Source data:
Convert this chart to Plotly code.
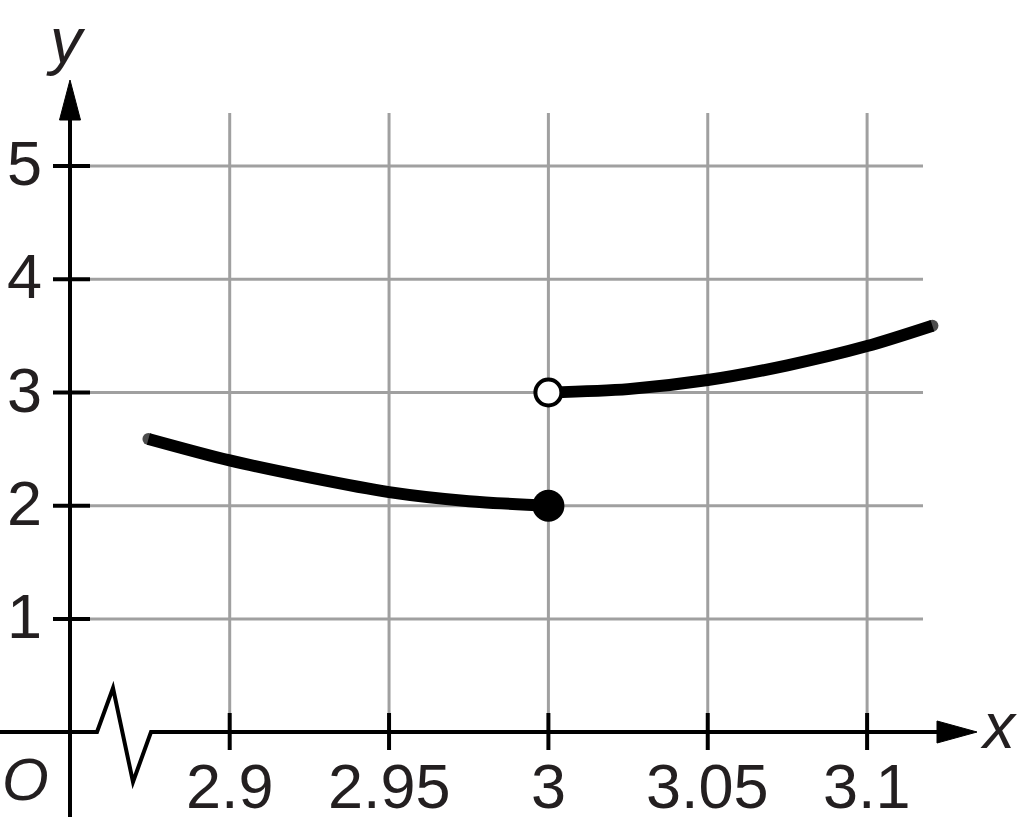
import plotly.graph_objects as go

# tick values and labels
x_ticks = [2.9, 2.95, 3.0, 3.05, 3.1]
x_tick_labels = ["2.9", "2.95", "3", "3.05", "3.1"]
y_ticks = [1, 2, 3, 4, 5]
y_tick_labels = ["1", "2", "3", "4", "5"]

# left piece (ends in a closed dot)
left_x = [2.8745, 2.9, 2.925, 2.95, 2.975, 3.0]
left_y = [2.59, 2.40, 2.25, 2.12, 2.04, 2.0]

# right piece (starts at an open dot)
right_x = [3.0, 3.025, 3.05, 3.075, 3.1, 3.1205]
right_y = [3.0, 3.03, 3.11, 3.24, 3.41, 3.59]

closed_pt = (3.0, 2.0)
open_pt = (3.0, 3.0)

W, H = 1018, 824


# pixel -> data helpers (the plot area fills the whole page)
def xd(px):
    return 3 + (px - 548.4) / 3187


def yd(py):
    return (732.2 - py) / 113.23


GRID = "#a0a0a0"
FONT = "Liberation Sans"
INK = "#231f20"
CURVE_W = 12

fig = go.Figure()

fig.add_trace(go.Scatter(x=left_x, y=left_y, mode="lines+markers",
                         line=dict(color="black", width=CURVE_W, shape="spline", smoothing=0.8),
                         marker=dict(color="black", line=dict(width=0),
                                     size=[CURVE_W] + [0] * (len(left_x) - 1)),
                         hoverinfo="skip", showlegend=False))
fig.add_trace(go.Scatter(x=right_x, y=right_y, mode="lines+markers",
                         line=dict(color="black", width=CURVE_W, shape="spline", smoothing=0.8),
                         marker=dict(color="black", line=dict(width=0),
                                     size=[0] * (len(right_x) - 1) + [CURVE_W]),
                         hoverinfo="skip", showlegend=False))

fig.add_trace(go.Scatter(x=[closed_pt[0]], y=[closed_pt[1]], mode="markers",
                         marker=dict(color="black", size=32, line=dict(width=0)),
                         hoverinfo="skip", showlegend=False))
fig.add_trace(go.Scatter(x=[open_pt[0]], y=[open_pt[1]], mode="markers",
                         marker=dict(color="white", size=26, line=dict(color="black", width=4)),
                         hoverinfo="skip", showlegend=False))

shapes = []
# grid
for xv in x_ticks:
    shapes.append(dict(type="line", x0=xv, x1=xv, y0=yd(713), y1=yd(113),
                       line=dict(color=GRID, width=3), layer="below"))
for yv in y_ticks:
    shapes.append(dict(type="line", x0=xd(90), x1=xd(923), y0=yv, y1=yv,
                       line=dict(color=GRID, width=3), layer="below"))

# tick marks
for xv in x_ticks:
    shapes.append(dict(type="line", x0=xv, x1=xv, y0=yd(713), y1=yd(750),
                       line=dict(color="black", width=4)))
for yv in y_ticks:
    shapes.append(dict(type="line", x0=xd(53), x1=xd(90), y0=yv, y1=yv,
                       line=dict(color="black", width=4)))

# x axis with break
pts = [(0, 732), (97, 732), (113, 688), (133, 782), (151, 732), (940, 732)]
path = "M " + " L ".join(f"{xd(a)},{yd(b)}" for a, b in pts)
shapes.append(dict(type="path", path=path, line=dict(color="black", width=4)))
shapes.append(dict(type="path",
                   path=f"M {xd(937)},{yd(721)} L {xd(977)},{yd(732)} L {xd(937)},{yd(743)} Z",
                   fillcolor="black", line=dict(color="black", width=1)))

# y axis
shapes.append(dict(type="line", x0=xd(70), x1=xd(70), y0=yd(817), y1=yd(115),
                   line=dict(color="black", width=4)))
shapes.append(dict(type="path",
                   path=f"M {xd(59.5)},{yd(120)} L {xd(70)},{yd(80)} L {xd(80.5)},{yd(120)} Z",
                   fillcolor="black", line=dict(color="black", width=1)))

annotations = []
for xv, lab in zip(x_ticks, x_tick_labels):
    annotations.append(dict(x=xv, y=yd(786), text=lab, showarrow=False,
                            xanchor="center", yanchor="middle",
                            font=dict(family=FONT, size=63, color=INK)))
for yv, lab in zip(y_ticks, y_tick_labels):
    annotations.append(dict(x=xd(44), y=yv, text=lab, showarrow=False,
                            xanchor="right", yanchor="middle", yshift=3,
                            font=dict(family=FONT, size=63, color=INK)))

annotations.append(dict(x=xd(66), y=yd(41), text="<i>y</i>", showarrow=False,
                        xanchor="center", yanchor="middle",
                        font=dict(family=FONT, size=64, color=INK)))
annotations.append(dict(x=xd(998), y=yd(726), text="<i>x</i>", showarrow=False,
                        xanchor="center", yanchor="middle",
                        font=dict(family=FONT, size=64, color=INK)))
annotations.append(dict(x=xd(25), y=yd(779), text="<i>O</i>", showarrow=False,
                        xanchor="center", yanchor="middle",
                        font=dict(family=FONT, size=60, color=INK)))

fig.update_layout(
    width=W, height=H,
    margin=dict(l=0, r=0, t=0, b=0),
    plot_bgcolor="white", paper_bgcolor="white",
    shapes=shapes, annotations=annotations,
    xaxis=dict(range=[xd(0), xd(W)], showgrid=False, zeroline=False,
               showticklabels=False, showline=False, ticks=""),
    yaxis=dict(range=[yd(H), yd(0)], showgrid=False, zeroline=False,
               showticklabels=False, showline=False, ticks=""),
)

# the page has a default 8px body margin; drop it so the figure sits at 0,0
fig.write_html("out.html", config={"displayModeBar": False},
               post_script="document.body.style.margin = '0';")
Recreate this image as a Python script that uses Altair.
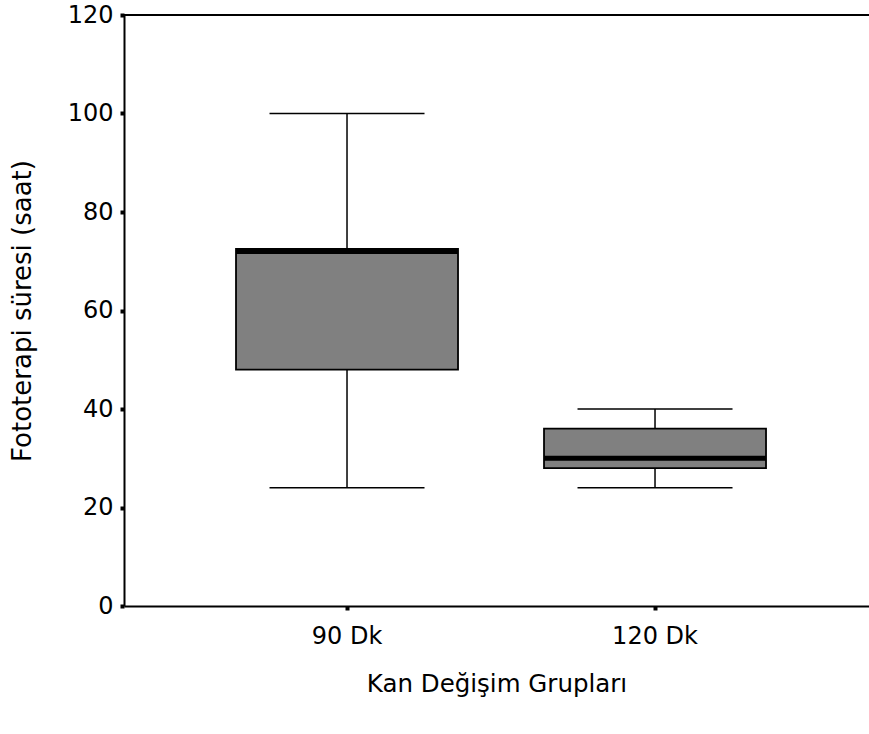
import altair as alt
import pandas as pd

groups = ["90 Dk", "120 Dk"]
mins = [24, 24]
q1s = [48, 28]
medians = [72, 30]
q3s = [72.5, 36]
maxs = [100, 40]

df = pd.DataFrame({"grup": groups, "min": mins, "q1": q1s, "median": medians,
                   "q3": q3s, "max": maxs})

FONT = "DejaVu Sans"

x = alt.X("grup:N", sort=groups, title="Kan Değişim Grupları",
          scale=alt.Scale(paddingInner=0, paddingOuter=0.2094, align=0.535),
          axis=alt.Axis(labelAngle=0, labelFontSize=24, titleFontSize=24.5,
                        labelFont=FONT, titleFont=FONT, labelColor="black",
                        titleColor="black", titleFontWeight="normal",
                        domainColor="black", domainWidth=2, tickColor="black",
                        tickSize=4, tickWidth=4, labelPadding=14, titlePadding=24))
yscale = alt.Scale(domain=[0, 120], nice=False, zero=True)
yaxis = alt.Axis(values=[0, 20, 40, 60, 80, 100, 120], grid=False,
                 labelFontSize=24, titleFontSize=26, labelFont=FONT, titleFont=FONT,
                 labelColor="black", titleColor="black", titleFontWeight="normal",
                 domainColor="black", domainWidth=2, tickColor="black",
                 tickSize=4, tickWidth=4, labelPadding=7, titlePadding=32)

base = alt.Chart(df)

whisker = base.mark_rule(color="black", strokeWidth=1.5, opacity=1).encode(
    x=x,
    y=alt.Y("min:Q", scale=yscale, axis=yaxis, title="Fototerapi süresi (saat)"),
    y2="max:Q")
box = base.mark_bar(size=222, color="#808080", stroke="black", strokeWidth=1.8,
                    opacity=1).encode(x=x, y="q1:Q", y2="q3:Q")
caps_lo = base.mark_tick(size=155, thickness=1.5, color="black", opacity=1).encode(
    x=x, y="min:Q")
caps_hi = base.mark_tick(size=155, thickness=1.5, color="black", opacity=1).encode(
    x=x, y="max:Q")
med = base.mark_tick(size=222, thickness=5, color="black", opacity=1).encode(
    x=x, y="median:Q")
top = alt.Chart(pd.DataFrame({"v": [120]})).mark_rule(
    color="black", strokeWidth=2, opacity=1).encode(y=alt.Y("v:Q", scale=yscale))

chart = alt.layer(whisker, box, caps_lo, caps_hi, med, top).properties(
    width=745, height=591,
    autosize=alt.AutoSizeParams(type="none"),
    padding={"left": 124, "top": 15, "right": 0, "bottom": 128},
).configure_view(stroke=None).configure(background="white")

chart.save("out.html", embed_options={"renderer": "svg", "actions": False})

Task brief:
From the opening line of the entries above to the line containing "fig = go.Figure()", please transcribe each line exactly, skipping every picture.

Result of this exercise:
Convert this chart to Plotly code.
import plotly.graph_objects as go

# tick values and labels
x_ticks = [2.9, 2.95, 3.0, 3.05, 3.1]
x_tick_labels = ["2.9", "2.95", "3", "3.05", "3.1"]
y_ticks = [1, 2, 3, 4, 5]
y_tick_labels = ["1", "2", "3", "4", "5"]

# left piece (ends in a closed dot)
left_x = [2.8745, 2.9, 2.925, 2.95, 2.975, 3.0]
left_y = [2.59, 2.40, 2.25, 2.12, 2.04, 2.0]

# right piece (starts at an open dot)
right_x = [3.0, 3.025, 3.05, 3.075, 3.1, 3.1205]
right_y = [3.0, 3.03, 3.11, 3.24, 3.41, 3.59]

closed_pt = (3.0, 2.0)
open_pt = (3.0, 3.0)

W, H = 1018, 824


# pixel -> data helpers (the plot area fills the whole page)
def xd(px):
    return 3 + (px - 548.4) / 3187


def yd(py):
    return (732.2 - py) / 113.23


GRID = "#a0a0a0"
FONT = "Liberation Sans"
INK = "#231f20"
CURVE_W = 12

fig = go.Figure()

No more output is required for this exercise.